Question

Prove that $$ 7\sqrt{5}$$ is an irrational number.

Answer

**step1** Understanding the concept of irrational numbers

An irrational number is a number that cannot be expressed as a simple fraction. This means it cannot be written as a ratio of two whole numbers (an integer divided by a non-zero integer).

**step2** Understanding the concept of rational numbers

A rational number is a number that can be expressed as a simple fraction, meaning it can be written as a ratio of two whole numbers (an integer divided by a non-zero integer). For example, $$\frac{1}{2}$$ is a rational number, and 7 is also a rational number because it can be written as $$\frac{7}{1}$$.

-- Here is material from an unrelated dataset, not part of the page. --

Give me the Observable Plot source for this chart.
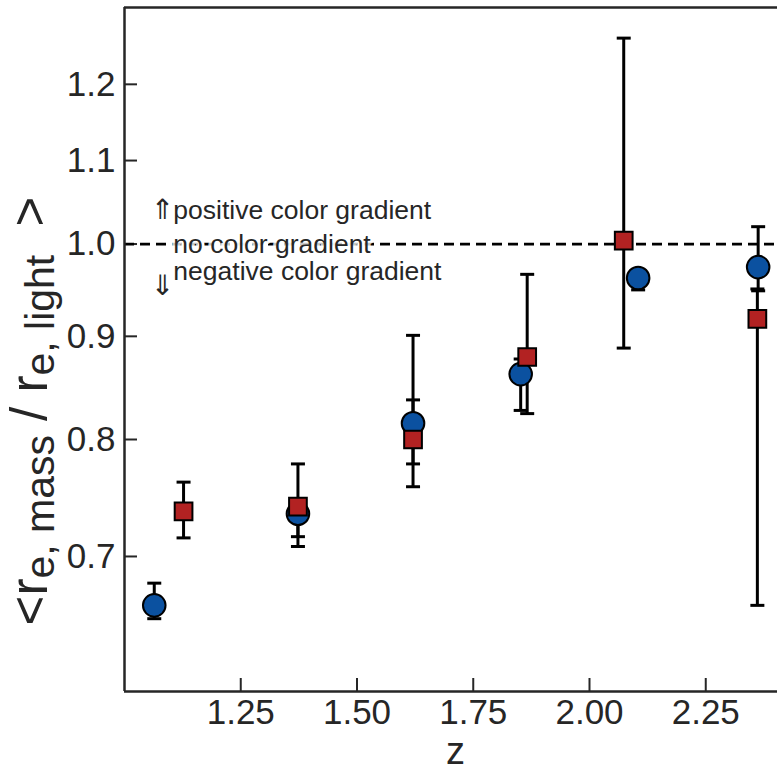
<!DOCTYPE html>
<html>
<head>
<meta charset="utf-8">
<script src="https://cdn.jsdelivr.net/npm/d3@7"></script>
<script src="https://cdn.jsdelivr.net/npm/@observablehq/plot@0.6"></script>
<style>
  html, body { margin: 0; padding: 0; background: #fff; }
  #chart { width: 777px; height: 773px; }
</style>
</head>
<body>
<div id="chart"></div>
<script>
// ---- data ----
const xTicks = [1.25, 1.5, 1.75, 2.0, 2.25];
const yTicks = [0.7, 0.8, 0.9, 1.0, 1.1, 1.2];
const xDomain = [1.0, 2.4];
const yDomain = [0.6, 1.31];

const blueZ  = [1.064, 1.373, 1.6205, 1.852, 2.1046, 2.3627];
const blueR  = [0.662, 0.735, 0.815, 0.862, 0.962, 0.974];
const blueLo = [0.652, 0.716, 0.778, 0.827, 0.949, 0.948];
const blueHi = [0.679, 0.745, 0.837, 0.877, 0.970, 1.020];

const redZ  = [1.127, 1.373, 1.6205, 1.866, 2.0736, 2.361];
const redR  = [0.737, 0.741, 0.800, 0.879, 1.004, 0.918];
const redLo = [0.715, 0.708, 0.758, 0.824, 0.888, 0.662];
const redHi = [0.762, 0.778, 0.901, 0.966, 1.265, 0.950];

const refLine = [1.0];
const noteText = ["positive color gradient", "no color gradient", "negative color gradient"];
const noteY = [1.039, 1.0, 0.969];
const noteX = 1.105;
const arrowText = ["\u21D1", "\u21D3"];
const arrowY = [1.039, 0.953];
const arrowX = 1.082;

// ---- tables ----
const blue = blueZ.map((z, i) => ({z, r: blueR[i], lo: blueLo[i], hi: blueHi[i]}));
const red = redZ.map((z, i) => ({z, r: redR[i], lo: redLo[i], hi: redHi[i]}));
const notes = noteText.map((t, i) => ({t, x: noteX, y: noteY[i]}));
const arrows = arrowText.map((t, i) => ({t, x: arrowX, y: arrowY[i]}));

const W = 777, H = 773;
const mL = 124, mR = 2, mT = 7, mB = 82;
const plotW = W - mL - mR, plotH = H - mT - mB;
const ink = "#262626";
const font = "'Liberation Sans', Arial, Helvetica, sans-serif";

const capSymbol = {
  draw(context) { context.moveTo(-7, 0); context.lineTo(7, 0); }
};

const svg = Plot.plot({
  width: W, height: H,
  marginLeft: mL, marginRight: mR, marginTop: mT, marginBottom: mB,
  style: {fontFamily: font, color: ink, background: "#fff"},
  x: {type: "linear", domain: xDomain},
  y: {type: "log", domain: yDomain},
  marks: [
    // axes tick labels
    Plot.axisX({ticks: xTicks, tickFormat: d => d.toFixed(2), tickSize: 0, tickPadding: 8,
      fontSize: 35, label: null, color: ink}),
    Plot.axisY({ticks: yTicks, tickFormat: d => d.toFixed(1), tickSize: 0, tickPadding: 9,
      fontSize: 35, label: null, color: ink}),
    // inward ticks
    Plot.ruleX(xTicks, {x: d => d, stroke: ink, strokeWidth: 2, insetTop: plotH - 13}),
    Plot.ruleY(yTicks, {y: d => d, stroke: ink, strokeWidth: 2, insetRight: plotW - 13}),
    // reference line
    Plot.ruleY(refLine, {y: d => d, stroke: "#000", strokeWidth: 2.8, strokeDasharray: "10,6", insetRight: -2}),
    // annotations
    Plot.text(notes, {x: "x", y: "y", text: "t", textAnchor: "start", lineAnchor: "middle",
      fontSize: 26.5, fill: ink, stroke: "white", strokeWidth: 6, strokeOpacity: 0.8}),
    Plot.text(arrows, {x: "x", y: "y", text: "t", fontSize: 28, fill: ink,
      fontFamily: "'DejaVu Sans'"}),
    // error bars
    Plot.ruleX(blue, {x: "z", y1: "lo", y2: "hi", stroke: "#000", strokeWidth: 3}),
    Plot.dot(blue, {x: "z", y: "lo", symbol: capSymbol, stroke: "#000", strokeWidth: 3}),
    Plot.dot(blue, {x: "z", y: "hi", symbol: capSymbol, stroke: "#000", strokeWidth: 3}),
    Plot.ruleX(red, {x: "z", y1: "lo", y2: "hi", stroke: "#000", strokeWidth: 3}),
    Plot.dot(red, {x: "z", y: "lo", symbol: capSymbol, stroke: "#000", strokeWidth: 3}),
    Plot.dot(red, {x: "z", y: "hi", symbol: capSymbol, stroke: "#000", strokeWidth: 3}),
    // markers
    Plot.dot(blue, {x: "z", y: "r", r: 11.3, fill: "#0B51A0", stroke: "#000", strokeWidth: 2}),
    Plot.dot(red, {x: "z", y: "r", r: 10, symbol: "square", fill: "#B22222", stroke: "#000", strokeWidth: 2}),
    // spines
    Plot.ruleY([yDomain[1]], {y: d => d, stroke: ink, strokeWidth: 2.5, insetRight: -2}),
    Plot.ruleY([yDomain[0]], {y: d => d, stroke: ink, strokeWidth: 2.5, insetRight: -2}),
    Plot.ruleX([xDomain[0]], {x: d => d, stroke: ink, strokeWidth: 2.5})
  ]
});

// axis titles (with subscripts)
const s = d3.select(svg);
const yl = s.append("text")
  .attr("transform", "translate(47,411) rotate(-90)")
  .attr("text-anchor", "middle")
  .attr("font-family", font)
  .attr("font-size", 51)
  .attr("fill", ink);
yl.append("tspan").text("<r");
yl.append("tspan").attr("font-size", 41).attr("dy", 7).text("e, mass");
yl.append("tspan").attr("dy", -7).text(" / r");
yl.append("tspan").attr("font-size", 41).attr("dy", 7).text("e, light");
yl.append("tspan").attr("dy", -7).text("  >");
yl.attr("xml:space", "preserve").style("white-space", "pre");

s.append("text")
  .attr("x", mL + plotW / 2 + 6)
  .attr("y", 764)
  .attr("text-anchor", "middle")
  .attr("font-family", font)
  .attr("font-size", 38)
  .attr("fill", ink)
  .text("z");

document.getElementById("chart").appendChild(svg);
</script>
</body>
</html>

**step3** Choosing the method of proof

To prove that $$7\sqrt{5}$$ is an irrational number, we will use a method called proof by contradiction. This means we will assume the opposite of what we want to prove. If this assumption leads to a false statement or a contradiction, then our initial assumption must be wrong, and the original statement must be true.

**step4** Making an initial assumption

Let us assume, for the sake of contradiction, that $$7\sqrt{5}$$ is a rational number. If $$7\sqrt{5}$$ is rational, it can be written as a fraction of two whole numbers, say $$p$$ and $$q$$, where $$q$$ is not zero, and $$p$$ and $$q$$ have no common factors other than 1 (meaning the fraction is in its simplest form).

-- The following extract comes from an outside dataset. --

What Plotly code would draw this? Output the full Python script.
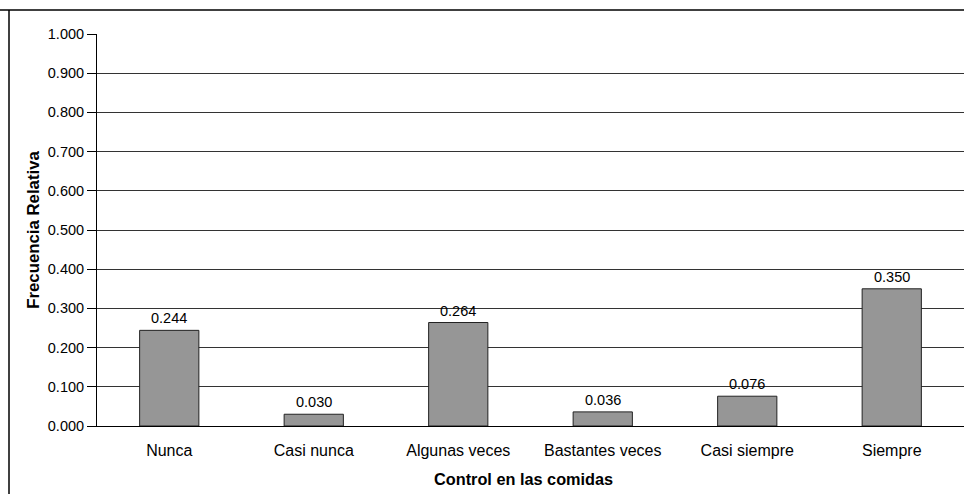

So, we can write: $$7\sqrt{5} = \frac{p}{q}$$

**step5** Isolating the square root term

Now, we want to see what this assumption tells us about $$\sqrt{5}$$. We can divide both sides of the equation by 7 to isolate $$\sqrt{5}$$:

$$\sqrt{5} = \frac{p}{7q}$$

**step6** Analyzing the nature of the expression

On the right side of the equation, we have $$\frac{p}{7q}$$. Since $$p$$ is a whole number and $$q$$ is a non-zero whole number, then $$7q$$ is also a non-zero whole number. Therefore, the fraction $$\frac{p}{7q}$$ is a ratio of two whole numbers. By definition, any number that can be expressed as a ratio of two whole numbers is a rational number.

This means that if $$7\sqrt{5}$$ is rational, then $$\sqrt{5}$$ must also be rational.

**step7** Recalling a known mathematical fact

It is a well-established mathematical fact that $$\sqrt{5}$$ is an irrational number. This means that $$\sqrt{5}$$ cannot be expressed as a simple fraction of two whole numbers.

**step8** Identifying the contradiction

In the previous step, we concluded that if $$7\sqrt{5}$$ is rational, then $$\sqrt{5}$$ must be rational. However, we also know that $$\sqrt{5}$$ is actually irrational. This creates a direct contradiction: $$\sqrt{5}$$ cannot be both rational and irrational at the same time.

**step9** Drawing the final conclusion

Since our initial assumption (that $$7\sqrt{5}$$ is rational) led to a contradiction, this assumption must be false. Therefore, the opposite must be true.

Hence, $$7\sqrt{5}$$ is an irrational number.